I meant for this post to precede the previous but screwed up yesterday. I think it still works as a companion piece, but my apologies for the disruptions in the narrative.
Clay offered the North a free California and no slave trade in the District of Columbia. He bought off Texas, settled its disputed border, and offered up as many as four new slave states for the South.
But the South had one other great concern to compromise away. Southern leaders long feared shrinking. Should it no longer have room to expand, demand for slaves would fall and take their prices with it. The loss of capital would ruin Southern planters. But the South also feared a kind of unwitting expansion by shrinking: slaves stealing themselves to freedom. In Congress during the debates on the Clay Measures, Southerners first inveighed against the Underground Railroad under that name for stealing their property.
The steady bleed of slaves escaping to free states where they often enjoyed limited legal protections, sympathetic white minorities, and supportive free black communities came largely from the Border States. As Border State slave populations shrunk, those states culturally and politically aligned more and more with free states, to the minds of Deep South thinkers. Those men, Calhoun especially, feared that the Border States would follow the example of the Lower North decades prior and free their waning numbers of slaves. The South would shrink.
The Deep South feared not in vain. A single senator gone soft on slavery delivered the Senate to the North with its Wilmot Proviso. A great deal of two-party politics in the South involved arguments over which politician had more loyalty to the peculiar institution. Sometimes less prominent critics of slavery, or just outsiders in the wrong time and place who Southerners could imagine disliked it, ended up lynched to keep order and serve as an example to others. Furthermore one could hardly deny that the Lower North had, in fact, emancipated when its black population declined. More than personal interest in being able to recover human property drove the South. The fugitive slave issue reached deep into the ideological psyches of Southern leaders.
The Constitution required states to hand over fugitive slaves. Law dating back to 1793 put in place mechanisms to enforce that provision. Fugitives under that law for life, any runaway could never be perfectly secure no matter how far he or she ran. Runaway female slaves would transmit their status to any children, just as they would had they never absconded. To claim a runaway, the owner or designated agent simply had to seize the person, haul them before a judge and swear out an oath that the person in hand belonged to him. The accused had no right to as much as speak in defense against being taken. Naturally, this meant that any reasonably dark-skinned person could be stolen South on nothing more than the accuser’s say-so.

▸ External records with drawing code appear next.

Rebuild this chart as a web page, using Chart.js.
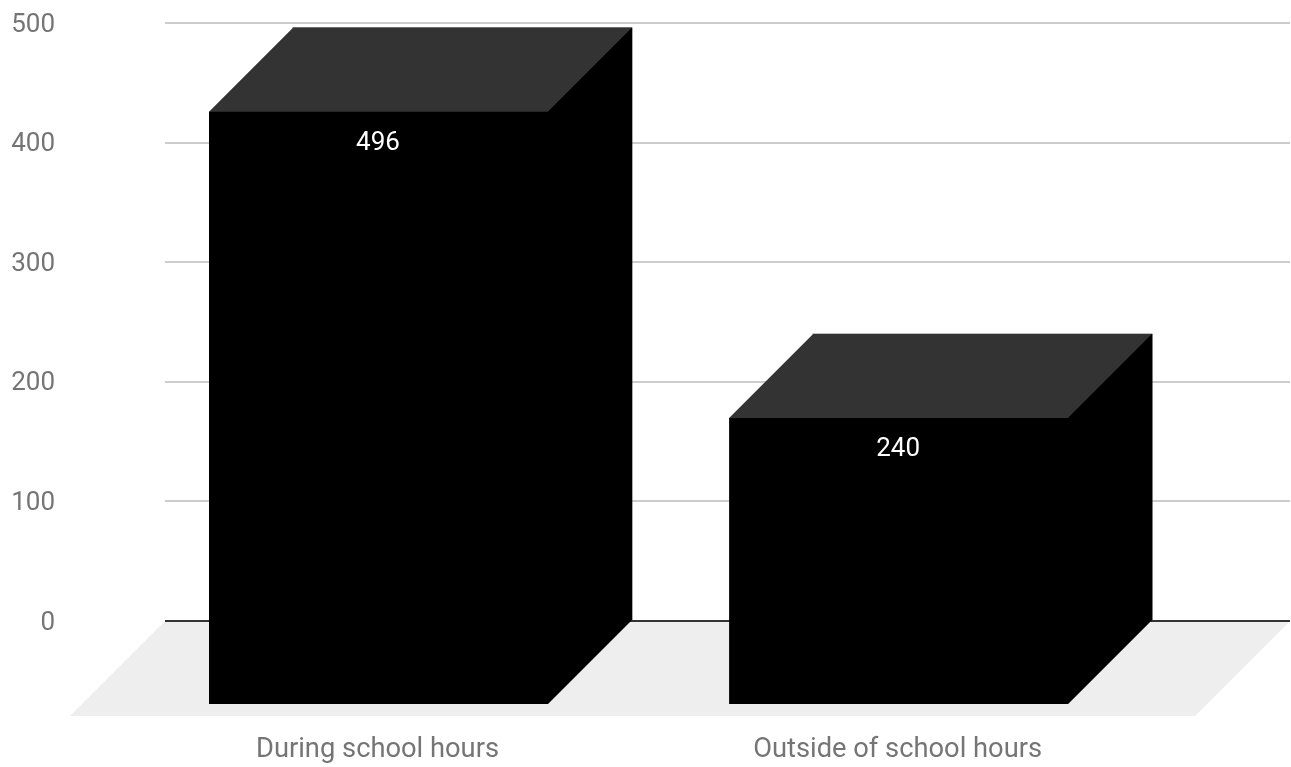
<!DOCTYPE html>
<html>
<head>
<meta charset="utf-8">
<style>html,body{margin:0;padding:0;background:#fff}canvas{display:block}</style>
<script src="https://cdn.jsdelivr.net/npm/chart.js@4"></script>
</head>
<body>
<canvas id="chart" width="1291" height="767"></canvas>
<script>
const categories = ['During school hours', 'Outside of school hours'];
const categoryPositions = [0, 1];
const values = [496, 240];
const yTickValues = [0, 100, 200, 300, 400, 500];

const DEPTH = 84;
const FONT = 'Roboto';

// Extrudes each bar toward the viewer and lays a grey floor under the plot.
const box3d = {
  id: 'box3d',
  beforeDraw(chart) {
    const { ctx, chartArea: a } = chart;
    const y0 = chart.scales.y.getPixelForValue(0);
    ctx.save();
    ctx.fillStyle = '#eeeeee';
    ctx.beginPath();
    ctx.moveTo(a.left, y0);
    ctx.lineTo(a.right, y0);
    ctx.lineTo(a.right - 95, y0 + 95);
    ctx.lineTo(a.left - 95, y0 + 95);
    ctx.closePath();
    ctx.fill();
    ctx.restore();
  },
  afterDatasetsDraw(chart) {
    const { ctx } = chart;
    chart.getDatasetMeta(0).data.forEach((bar, i) => {
      const l = bar.x - bar.width / 2, r = bar.x + bar.width / 2;
      const t = bar.y, b = bar.base, d = DEPTH;
      ctx.save();
      // lid, running slightly under the body so no seam shows
      ctx.fillStyle = '#333333';
      ctx.beginPath();
      ctx.moveTo(l, t); ctx.lineTo(r, t); ctx.lineTo(r - d, t + d);
      ctx.lineTo(r - d, t + d + 1); ctx.lineTo(l - d, t + d + 1); ctx.lineTo(l - d, t + d);
      ctx.closePath(); ctx.fill();
      // front face and side wall as one outline
      ctx.fillStyle = '#000000';
      ctx.beginPath();
      ctx.moveTo(l - d, t + d); ctx.lineTo(r - d, t + d); ctx.lineTo(r, t);
      ctx.lineTo(r, b); ctx.lineTo(r - d, b + d); ctx.lineTo(l - d, b + d);
      ctx.closePath(); ctx.fill();
      // value label
      ctx.fillStyle = '#ffffff';
      ctx.font = '26px ' + FONT;
      ctx.textAlign = 'center';
      ctx.textBaseline = 'middle';
      ctx.fillText(String(values[i]), bar.x - d - 0.5, t + d + 32);
      ctx.restore();
    });
  }
};

new Chart(document.getElementById('chart'), {
  type: 'bar',
  data: {
    datasets: [{
      data: categoryPositions.map((x, i) => ({ x, y: values[i] })),
      backgroundColor: '#000000',
      barThickness: 339
    }]
  },
  options: {
    responsive: false,
    animation: false,
    events: [],
    layout: { padding: { top: 23, right: 1, left: 0, bottom: 0 } },
    plugins: { legend: { display: false }, tooltip: { enabled: false } },
    scales: {
      x: {
        type: 'linear',
        offset: false,
        min: -0.572,
        max: 1.591,
        afterFit(s) { s.height = 146; s.paddingLeft = 0; s.paddingRight = 0; },
        afterBuildTicks(s) { s.ticks = categoryPositions.map(value => ({ value })); },
        grid: { display: false, drawTicks: false },
        border: { display: false },
        ticks: {
          autoSkip: false,
          maxRotation: 0,
          padding: 113,
          labelOffset: -85,
          color: '#757575',
          font: { family: FONT, size: 27.3 },
          callback: v => categories[v]
        }
      },
      y: {
        min: 0,
        max: 500,
        afterFit(s) { s.width = 165; s.paddingTop = 0; s.paddingBottom = 0; },
        afterBuildTicks(s) { s.ticks = yTickValues.map(value => ({ value })); },
        grid: {
          drawTicks: false,
          lineWidth: 2,
          color: c => (c.tick && c.tick.value === 0 ? '#333333' : '#cccccc')
        },
        border: { display: false },
        ticks: {
          padding: 110,
          labelOffset: 2,
          color: '#757575',
          font: { family: FONT, size: 26 }
        }
      }
    }
  },
  plugins: [box3d]
});
</script>
</body>
</html>
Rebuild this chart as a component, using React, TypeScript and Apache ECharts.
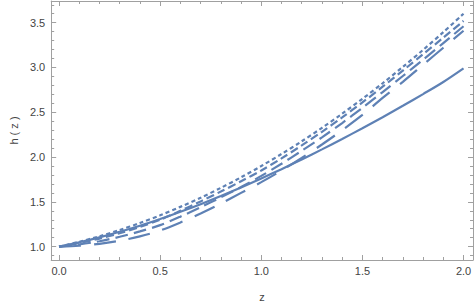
import React, { useEffect, useRef } from "react";
import * as echarts from "echarts";

const Z = [0, 0.1, 0.2, 0.3, 0.4, 0.5, 0.6, 0.7, 0.8, 0.9, 1.0, 1.1, 1.2, 1.3, 1.4, 1.5, 1.6, 1.7, 1.8, 1.9, 2.0];
const SOLID = [1.0, 1.049, 1.104, 1.166, 1.234, 1.309, 1.389, 1.474, 1.565, 1.661, 1.761, 1.865, 1.973, 2.086, 2.202, 2.322, 2.445, 2.572, 2.703, 2.838, 2.99];
const DASH1 = [1.0, 1.054, 1.116, 1.186, 1.264, 1.35, 1.444, 1.546, 1.656, 1.774, 1.9, 2.034, 2.176, 2.326, 2.484, 2.65, 2.824, 3.006, 3.196, 3.394, 3.6];
const DASH2 = [1.0, 1.04, 1.09, 1.15, 1.22, 1.30, 1.40, 1.505, 1.615, 1.73, 1.85, 1.985, 2.13, 2.282, 2.442, 2.61, 2.785, 2.965, 3.148, 3.333, 3.52];
const DASH3 = [1.0, 1.025, 1.06, 1.11, 1.17, 1.24, 1.335, 1.44, 1.55, 1.665, 1.79, 1.925, 2.07, 2.22, 2.38, 2.55, 2.725, 2.905, 3.087, 3.272, 3.46];
const DASH4 = [1.0, 1.01, 1.032, 1.066, 1.115, 1.18, 1.27, 1.37, 1.48, 1.60, 1.72, 1.85, 1.99, 2.14, 2.30, 2.47, 2.66, 2.84, 3.03, 3.22, 3.41];

const X_MAJOR = [0, 0.5, 1.0, 1.5, 2.0];
const X_MINOR = [0.1, 0.2, 0.3, 0.4, 0.6, 0.7, 0.8, 0.9, 1.1, 1.2, 1.3, 1.4, 1.6, 1.7, 1.8, 1.9];
const Y_MAJOR = [1.0, 1.5, 2.0, 2.5, 3.0, 3.5];
const Y_MINOR = [0.9, 1.1, 1.2, 1.3, 1.4, 1.6, 1.7, 1.8, 1.9, 2.1, 2.2, 2.3, 2.4, 2.6, 2.7, 2.8, 2.9, 3.1, 3.2, 3.3, 3.4, 3.6, 3.7];

const X_MIN = -0.0387;
const X_MAX = 2.0468;
const Y_MIN = 0.851;
const Y_MAX = 3.742;

const COLOR = "#5e81b5";
const FRAME = "#a0a0a0";
const TEXT = "#444";
const FONT = "Liberation Sans, Arial, sans-serif";

function pairs(ys: number[]) {
  return Z.map((z, i) => [z, ys[i]]);
}

function xAxisDef(pos: "top" | "bottom", values: number[], len: number, labels: boolean, line: boolean, extra: any = {}) {
  return {
    type: "value",
    position: pos,
    min: X_MIN,
    max: X_MAX,
    splitLine: { show: false },
    axisLine: { show: line, onZero: false, lineStyle: { color: FRAME, width: 1 } },
    axisTick: { show: true, inside: true, length: len, customValues: values, lineStyle: { color: FRAME, width: 1 } },
    axisLabel: labels
      ? { show: true, customValues: values, formatter: (v: number) => v.toFixed(1), color: TEXT, fontFamily: FONT, fontSize: 11, margin: 5 }
      : { show: false },
    ...extra,
  };
}

function yAxisDef(pos: "left" | "right", values: number[], len: number, labels: boolean, line: boolean, extra: any = {}) {
  return {
    type: "value",
    position: pos,
    min: Y_MIN,
    max: Y_MAX,
    splitLine: { show: false },
    axisLine: { show: line, onZero: false, lineStyle: { color: FRAME, width: 1 } },
    axisTick: { show: true, inside: true, length: len, customValues: values, lineStyle: { color: FRAME, width: 1 } },
    axisLabel: labels
      ? { show: true, customValues: values, formatter: (v: number) => v.toFixed(1), color: TEXT, fontFamily: FONT, fontSize: 11, margin: 6 }
      : { show: false },
    ...extra,
  };
}

function lineSeries(ys: number[], dash: any) {
  return {
    type: "line",
    data: pairs(ys),
    xAxisIndex: 0,
    yAxisIndex: 0,
    symbol: "none",
    smooth: 0.3,
    lineStyle: { color: COLOR, width: 2.2, type: dash },
  };
}

export default function App() {
  const ref = useRef<HTMLDivElement>(null);
  useEffect(() => {
    if (!ref.current) return;
    const chart = echarts.init(ref.current, undefined, { renderer: "svg" });
    chart.setOption({
      animation: false,
      backgroundColor: "#fff",
      grid: { left: 42, right: 1, top: 1, bottom: 40, containLabel: false },
      xAxis: [
        xAxisDef("bottom", X_MAJOR, 5, true, true, {
          name: "z",
          nameLocation: "middle",
          nameGap: 31,
          nameTextStyle: { color: TEXT, fontFamily: FONT, fontSize: 11 },
        }),
        xAxisDef("bottom", X_MINOR, 3, false, false),
        xAxisDef("top", X_MAJOR, 5, false, true),
        xAxisDef("top", X_MINOR, 3, false, false),
      ],
      yAxis: [
        yAxisDef("left", Y_MAJOR, 5, true, true, {
          name: "h ( z )",
          nameLocation: "middle",
          nameGap: 29,
          nameRotate: 90,
          nameTextStyle: { color: TEXT, fontFamily: FONT, fontSize: 11 },
        }),
        yAxisDef("left", Y_MINOR, 3, false, false),
        yAxisDef("right", Y_MAJOR, 5, false, true),
        yAxisDef("right", Y_MINOR, 3, false, false),
      ],
      series: [
        lineSeries(SOLID, "solid"),
        lineSeries(DASH4, [22, 13]),
        lineSeries(DASH3, [13, 6]),
        lineSeries(DASH2, [8, 4]),
        lineSeries(DASH1, [4, 3]),
      ],
    });
    return () => chart.dispose();
  }, []);
  return <div ref={ref} style={{ position: "fixed", left: 0, top: 0, width: 474, height: 307 }} />;
}
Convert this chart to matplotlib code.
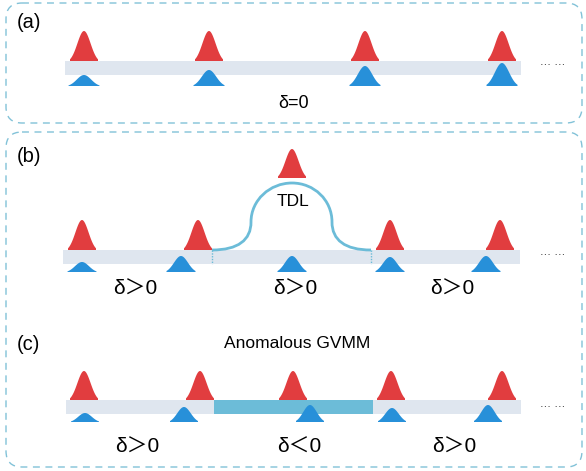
import numpy as np
import matplotlib.pyplot as plt
from matplotlib.patches import FancyBboxPatch, Rectangle, PathPatch
from matplotlib.path import Path

# pulse data (pixel positions)
red_a_x = [84, 209, 365, 502]
blue_a_x = [84, 209, 365, 502]
blue_a_h = [11, 16, 20, 23]

red_b_x = [82, 198, 390, 500]
red_tdl_x = 292
blue_b_x = [82, 181, 292, 390, 486]
blue_b_h = [10, 16, 16, 15, 16]
delta_b = ['δ＞0', 'δ＞0', 'δ＞0']
delta_b_x = [135, 295, 452]

red_c_x = [84, 200, 293, 391, 502]
blue_c_x = [85, 184, 310, 392, 488]
blue_c_h = [9, 15, 17, 14, 17]
delta_c = ['δ＞0', 'δ＜0', 'δ＞0']
delta_c_x = [137, 299, 454]

RED = '#e13d3f'
BLUE = '#2790d9'
BAR = '#dfe6ef'
CYAN = '#6cbcd8'
DASH = '#82c2d8'
FONT = ['Liberation Sans', 'Noto Sans CJK SC', 'DejaVu Sans']

fig = plt.figure(figsize=(5.86, 4.71), dpi=100)
ax = fig.add_axes([0, 0, 1, 1])
ax.set_xlim(0, 586)
ax.set_ylim(471, 0)
ax.axis('off')


def pulse(xc, base, h, color, w=28, sig=6.5):
    t = np.linspace(-w / 2, w / 2, 80)
    g = np.exp(-t ** 2 / (2 * sig ** 2))
    g = (g - 0.5 * g.min()) / (1 - 0.5 * g.min())
    y = base - h * g
    ax.fill(np.r_[xc + t, xc + w / 2, xc - w / 2], np.r_[y, base, base],
            color=color, lw=0, zorder=4)


def bar(x0, x1, y0, color=BAR, z=2):
    ax.add_patch(Rectangle((x0, y0), x1 - x0, 14, color=color, lw=0, zorder=z))


def dots(y):
    ax.text(553, y, '··· ···', fontsize=8, ha='center', va='center', color='#333333')


def box(y0, y1):
    ax.add_patch(FancyBboxPatch((6, y0), 576, y1 - y0,
                                boxstyle='round,pad=0,rounding_size=16',
                                fc='none', ec=DASH, lw=1.0, ls=(0, (5, 4)), zorder=1))


# (a)
box(3, 123)
bar(65, 521, 61)
for x in red_a_x:
    pulse(x, 61, 30, RED, w=28, sig=6.6)
for x, h in zip(blue_a_x, blue_a_h):
    pulse(x, 86, h, BLUE, w=31, sig=7.2)
ax.text(17, 23, '(a)', fontsize=14.5, family=FONT, ha='left', va='center')
ax.text(294, 103, 'δ=0', fontsize=13, family=FONT, ha='center', va='center')
dots(65)

# (b) and (c)
box(132, 467)
bar(63, 520, 250)
for x in red_b_x:
    pulse(x, 250, 30, RED, w=28, sig=6.6)
pulse(red_tdl_x, 178, 29, RED, w=28, sig=6.6)
for x, h in zip(blue_b_x, blue_b_h):
    pulse(x, 272, h, BLUE, w=29, sig=7.0)

verts = [(212, 250), (238, 250), (251, 240), (251, 222),
         (251, 200), (270, 183), (292, 183),
         (314, 183), (332, 200), (332, 222),
         (332, 240), (345, 250), (371, 250)]
codes = [Path.MOVETO] + [Path.CURVE4] * 12
ax.add_patch(PathPatch(Path(verts, codes), fc='none', ec=CYAN, lw=2, zorder=3))
for xv in [212, 371]:
    ax.plot([xv, xv], [250, 264], color=CYAN, lw=1, ls=(0, (1, 1)), zorder=3)
ax.text(293, 201, 'TDL', fontsize=12.5, family=FONT, ha='center', va='center')
ax.text(17, 157, '(b)', fontsize=14.5, family=FONT, ha='left', va='center')
for x, s in zip(delta_b_x, delta_b):
    ax.text(x, 289, s, fontsize=15, family=FONT, ha='center', va='center')
dots(255)

bar(66, 521, 400)
bar(214, 373, 400, color=CYAN, z=3)
for x in red_c_x:
    pulse(x, 400, 29, RED, w=28, sig=6.6)
for x, h in zip(blue_c_x, blue_c_h):
    pulse(x, 422, h, BLUE, w=28, sig=6.8)
ax.text(17, 344, '(c)', fontsize=14.5, family=FONT, ha='left', va='center')
ax.text(297, 343, 'Anomalous GVMM', fontsize=12.5, family=FONT, ha='center', va='center')
for x, s in zip(delta_c_x, delta_c):
    ax.text(x, 447, s, fontsize=15, family=FONT, ha='center', va='center')
dots(407)

fig.savefig('out.png', dpi=100)
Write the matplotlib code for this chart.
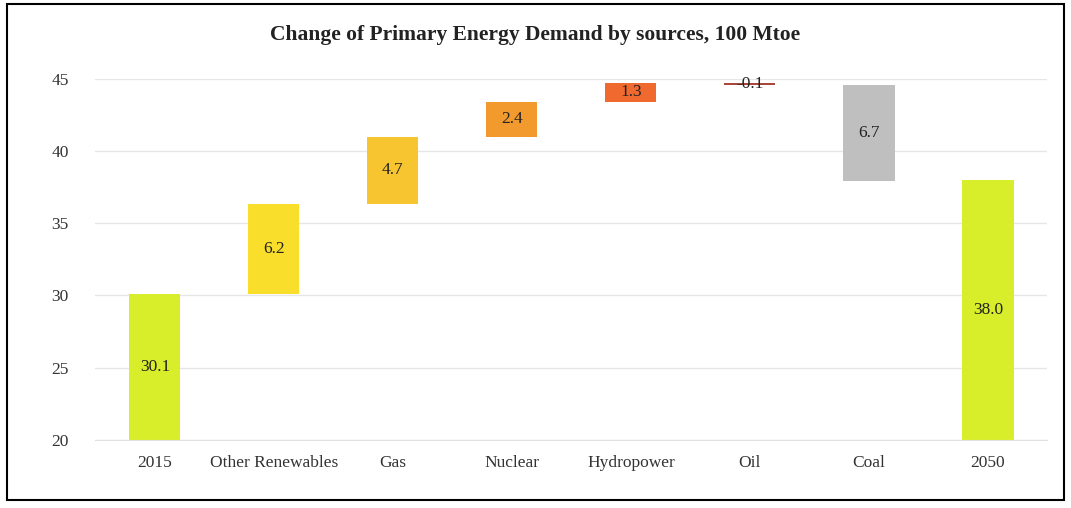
import matplotlib.pyplot as plt
from matplotlib.patches import Rectangle

plt.rcParams['font.family'] = ['Liberation Serif', 'DejaVu Serif']

categories = ['2015', 'Other Renewables', 'Gas', 'Nuclear', 'Hydropower', 'Oil', 'Coal', '2050']
start_value = 30.1
changes = [6.2, 4.7, 2.4, 1.3, -0.1, -6.7]
end_value = 38.0
value_labels = ['30.1', '6.2', '4.7', '2.4', '1.3', '-0.1', '6.7', '38.0']
colors = ['#d8ee2a', '#f9de2c', '#f7c52f', '#f39a2e', '#f0692f', '#a8473a', '#bfbfbf', '#d8ee2a']

# waterfall: bottoms and heights from the running total
bottoms = [20]
heights = [start_value - 20]
total = start_value
for c in changes:
    new_total = total + c
    bottoms.append(min(total, new_total))
    heights.append(abs(c))
    total = new_total
bottoms.append(20)
heights.append(end_value - 20)

fig = plt.figure(figsize=(10.71, 5.08), dpi=100)
fig.set_facecolor('white')
ax = fig.add_axes([0.089, 0.134, 0.889, 0.711])

x = range(len(categories))
ax.bar(x, heights, bottom=bottoms, width=0.43, color=colors, zorder=2)

for i in x:
    ax.text(i, bottoms[i] + heights[i] / 2, value_labels[i], ha='center', va='center',
            fontsize=12.5, color='#222222', zorder=3)

ax.set_ylim(20, 45)
ax.set_xlim(-0.5, len(categories) - 0.5)
ax.set_yticks([20, 25, 30, 35, 40, 45])
ax.set_xticks(list(x))
ax.set_xticklabels(categories)
ax.tick_params(axis='both', length=0, labelsize=12.5, colors='#333333')
ax.tick_params(axis='x', pad=11)
ax.tick_params(axis='y', pad=19)
ax.grid(axis='y', color='#e6e6e6', linewidth=1, zorder=0)
for side in ['top', 'right', 'left']:
    ax.spines[side].set_visible(False)
ax.spines['bottom'].set_color('#e0e0e0')

fig.text(0.5, 0.932, 'Change of Primary Energy Demand by sources, 100 Mtoe',
         ha='center', va='center', fontsize=15.5, fontweight='bold', color='#222222')

# outer frame
fig.patches.append(Rectangle((0.007, 0.015), 0.986, 0.978, transform=fig.transFigure,
                             fill=False, edgecolor='black', linewidth=1.5))

fig.savefig('out.png', dpi=100)
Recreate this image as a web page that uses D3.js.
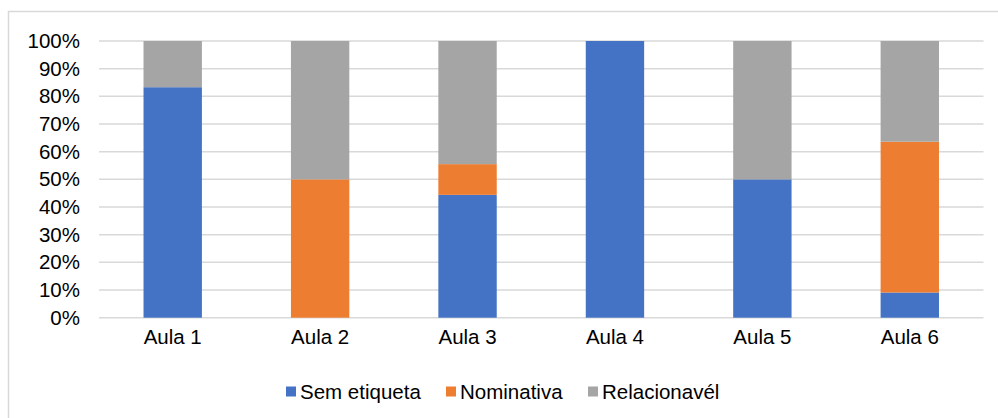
<!DOCTYPE html>
<html>
<head>
<meta charset="utf-8">
<script src="https://cdn.jsdelivr.net/npm/d3@7"></script>
<style>
  body { margin: 0; background: #fff; }
  svg { display: block; font-family: "Liberation Sans", Arial, sans-serif; }
</style>
</head>
<body>
<div id="chart"></div>
<script>
// data (percent of each lesson)
var aulas = ["Aula 1", "Aula 2", "Aula 3", "Aula 4", "Aula 5", "Aula 6"];
var semEtiqueta = [83.3, 0, 44.4, 100, 50, 9.1];
var nominativa = [0, 50, 11.1, 0, 0, 54.5];
var relacionavel = [16.7, 50, 44.5, 0, 50, 36.4];
var seriesNames = ["Sem etiqueta", "Nominativa", "Relacionavél"];
var yTicks = [0, 10, 20, 30, 40, 50, 60, 70, 80, 90, 100];

var colors = ["#4472C4", "#ED7D31", "#A5A5A5"];

var width = 998, height = 418;
var fontSize = "20.5px";

var svg = d3.select("#chart").append("svg")
    .attr("width", width)
    .attr("height", height);

// outer chart frame
svg.append("rect")
  .attr("x", 8.5).attr("y", 11.5)
  .attr("width", 1000).attr("height", 420)
  .attr("fill", "none")
  .attr("stroke", "#D9D9D9")
  .attr("stroke-width", 1.5);

var x = d3.scaleBand()
  .domain(aulas)
  .range([99, 983.5])
  .paddingInner(0.604)
  .paddingOuter(0.302);

var y = d3.scaleLinear()
  .domain([0, 100])
  .range([317.7, 41]);

// gridlines
svg.append("g")
  .attr("class", "grid")
  .selectAll("line")
  .data(yTicks)
  .enter().append("line")
  .attr("x1", 99)
  .attr("x2", 983.5)
  .attr("y1", function(d) { return y(d); })
  .attr("y2", function(d) { return y(d); })
  .attr("stroke", "#D9D9D9")
  .attr("stroke-width", 1.5);

// y axis labels
var yAxis = d3.axisLeft(y)
  .tickValues(yTicks)
  .tickSize(0)
  .tickPadding(19)
  .tickFormat(function(d) { return d + "%"; });

var gy = svg.append("g")
  .attr("transform", "translate(99,0)")
  .call(yAxis);
gy.select(".domain").remove();
gy.selectAll("text")
  .attr("font-family", "Liberation Sans, Arial, sans-serif")
  .attr("font-size", fontSize)
  .attr("fill", "#000");

// stacked data
var table = aulas.map(function(a, i) {
  return { aula: a, s0: semEtiqueta[i], s1: nominativa[i], s2: relacionavel[i] };
});
var stack = d3.stack().keys(["s0", "s1", "s2"]);
var layers = stack(table);

svg.append("g")
  .selectAll("g")
  .data(layers)
  .enter().append("g")
  .attr("fill", function(d, i) { return colors[i]; })
  .selectAll("rect")
  .data(function(d) { return d; })
  .enter().append("rect")
  .attr("x", function(d) { return x(d.data.aula); })
  .attr("width", x.bandwidth())
  .attr("y", function(d) { return y(d[1]); })
  .attr("height", function(d) { return y(d[0]) - y(d[1]); });

// x axis labels
var xAxis = d3.axisBottom(x)
  .tickSize(0)
  .tickPadding(12);

var gx = svg.append("g")
  .attr("transform", "translate(0,317.7)")
  .call(xAxis);
gx.select(".domain").remove();
gx.selectAll("text")
  .attr("font-family", "Liberation Sans, Arial, sans-serif")
  .attr("font-size", fontSize)
  .attr("fill", "#000");

// legend
var legendX = [286, 446, 588];
var legend = svg.append("g")
  .selectAll("g")
  .data(seriesNames)
  .enter().append("g")
  .attr("transform", function(d, i) { return "translate(" + legendX[i] + ",0)"; });

legend.append("rect")
  .attr("x", 0).attr("y", 386.5)
  .attr("width", 10).attr("height", 10)
  .attr("fill", function(d, i) { return colors[i]; });

legend.append("text")
  .attr("x", 14)
  .attr("y", 398.5)
  .attr("font-size", fontSize)
  .attr("fill", "#000")
  .text(function(d) { return d; });
</script>
</body>
</html>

As slave-catchers had a financial interest in delivery and any “mistakes” could be sold in some distant slave auction, the fugitive slave law legalized kidnapping in all but name.
Those facts sat poorly with the North and Northern legislatures responded with personal liberty laws granting accused runaways jury trials before they could be removed, barring state officials from helping with the arrest or detainment of the accused, forbidding the use of state jails for that purpose, and generally making a slave catcher’s job harder. In 1842 the Supreme Court ruled in Prigg vs. Pennsylvania that while owners had a right to recover their fled property, states did not have to help them do it. Personal liberty laws proliferated, greatly improving the security and safety of fugitives and free blacks in the North alike.
The Great Compromiser took aim at those personal liberty laws with a greatly strengthened Fugitive Slave Law, which would enrage the North nearly as much as the Wilmot Proviso enraged the South.